Engineers work in a noisy and dirty environment, and are always taking machinery apart and reassembling it. Some of them are Prima Donnas. They expect the deck officers to kowtow to them when they request assistance with the cargo handling gear, or more turns on the propeller. The deck officers are jealous of engineers, because they can easily use their skills ashore as mechanics, welders, and power plant engineers. Nobody needs a deck officer ashore. chief engineers have come to the top of their careers, they can never be promoted to captain.All of these considerations make the relationship between the ship's officers a bit uneasy. I have sailed with some great engineers and had a fine voyage, and at times I've sailed with some really bad ones, and had a miserable trip. If the captain and the chief engineer have a good working relationship, there are few problems that can't be overcome. When there is friction at the top, it causes trouble for the whole ship.

I can remember one "bad" trip not too long ago. The engineers that trip were not very conscientious. They were more concerned with getting ashore and drinking than working. I told them that the work has to be done before they can play. A captain is of the same rank as a chief engineer, but maintains overall command of the ship. He has to treat the chief as an equal, however, and handle him with kid gloves. This "Chief" was a relief, and did not have the ethic or experience to sail as a chief engineer. He wanted to sit in his office all day, and leave the daily operation of the ship to the First Assistant Engineer. This First, however, had exactly the same work ethic as the chief, and would rather party than work. I sometimes felt I was running a day care center rather than a ship. In Alexandria a bunker barge came alongside with fuel for the continuation of the voyage. The chief engineer was ashore at the Casino, and the first engineer wanted to join him rather than bunker. They both should have been aboard for bunkering. I had to threaten the first engineer with a logging if he did not stay and take the bunkers.

Near the end of that voyage we were supposed to clean #1 hold for bulk grain.

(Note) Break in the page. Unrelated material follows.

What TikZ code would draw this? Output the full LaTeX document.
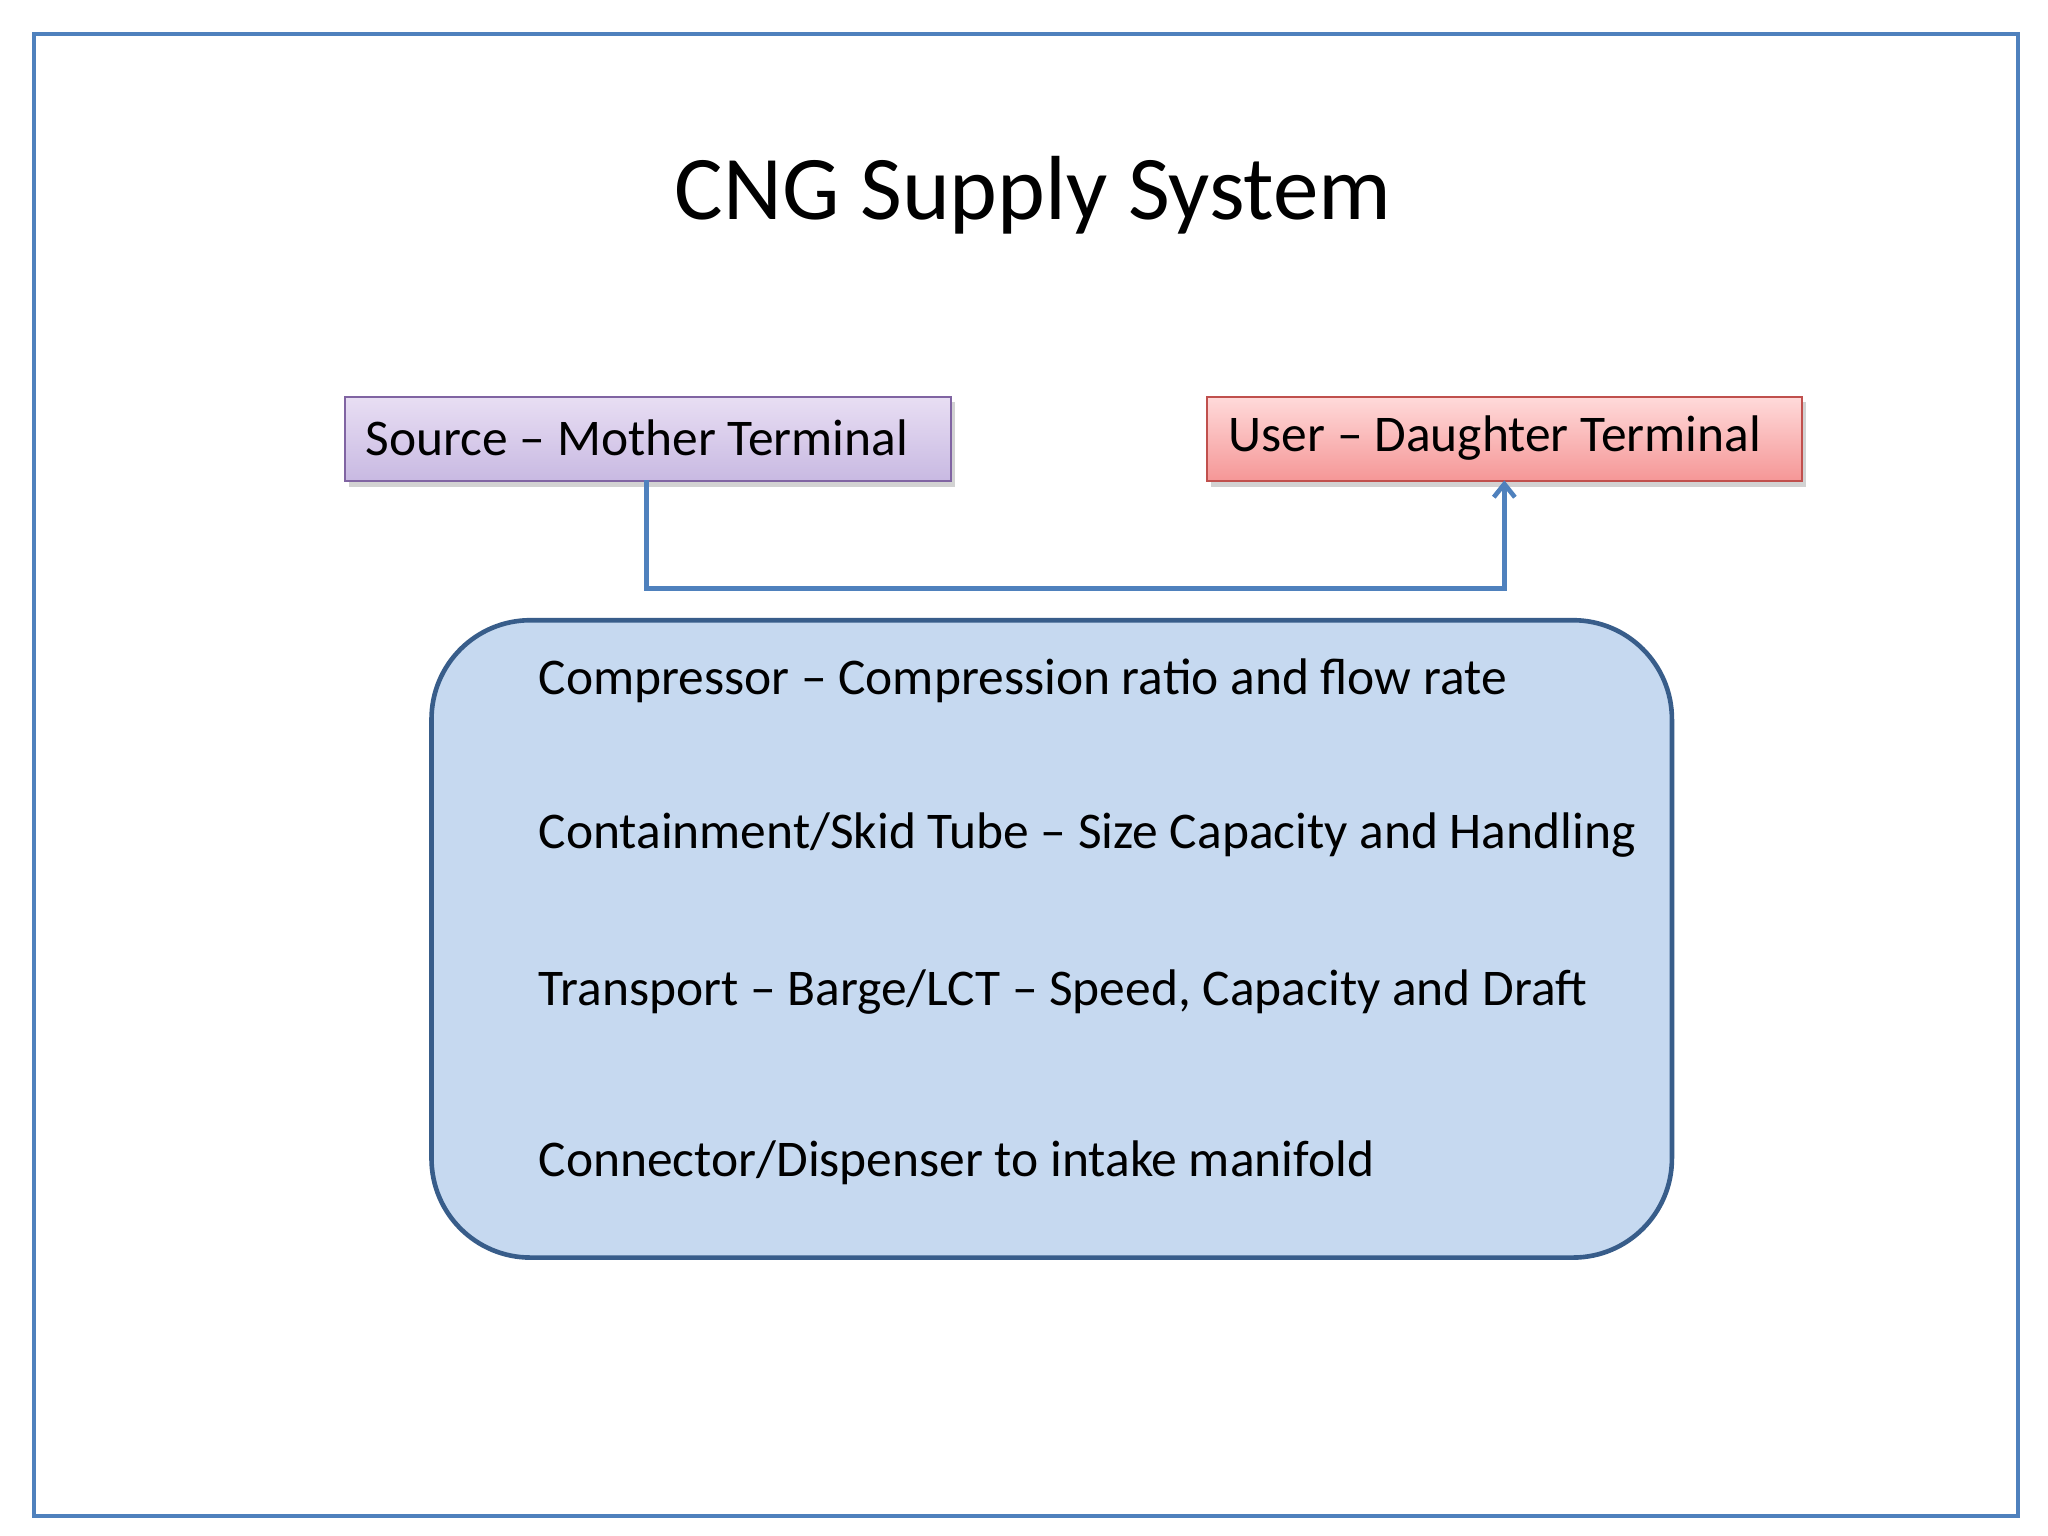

You have to pass a stringent USDA (agricultural) inspection when loading foodstuffs directly into the hold. We were using a fire hose and HTH (a chlorine type disinfectant) to wash down the hold. Particular attention has to be paid to the many beams and flanges on the overheads and bulkheads. The "rose boxes", "scuppers" (drains) have to be kept clean and clear. When washing a hold you must have the engineers pumping the bilges constantly to remove the water as fast as it enters. These engineers did not have either the ability or the desire to pump the bilges. We started washing the hold, and quickly we had about a foot of water in the bottom of the hold. You can't clean a bath tub with water in the bottom, when it's not draining. Likewise, you can't clean a hold if there's water in the bottom. I complained to the chief engineer. He had the engine room "blow back" on the bilge line to #1 hold, thinking that it was obstructed with trash. Unfortunately, they used a pump that had been used for fuel oil transfer to "blow back', and thus sprayed fuel oil all over the freshly washed hold. The deck crew were getting really mad, because now they had an even more difficult cleaning job, which required lots of hand scrubbing and strong detergents to remove the bunker oil from the compartment. We had to be ready for inspection when we arrived in port in two days. There was still a foot of oily water in the hold, which they could not remove. I finally had to take the bull by the horns. To get the chief engineer out of his office and back to work I had to type up a letter to him, informing him that he seemed to be unable to pump #1 bilge, and that the pumping of bilges was a major concern for the ship's seaworthiness, and that I expected results within 24 hrs. or I would bring up the matter with the U.S. Coast Guard on our return to the United States. The letter did get the chief down to the bilge pump in short order, and within an hour they figured out how to pump the water from the hold. We kept cleaning all night, and did pass our USDA inspection on arrival. I was disappointed with myself, however. I had always enjoyed a warm relationship with engineers, and that trip it had soured. I am still of the opinion that the Mates and Engineers should work as a team, forget the jealousies, and work for the good of the ship.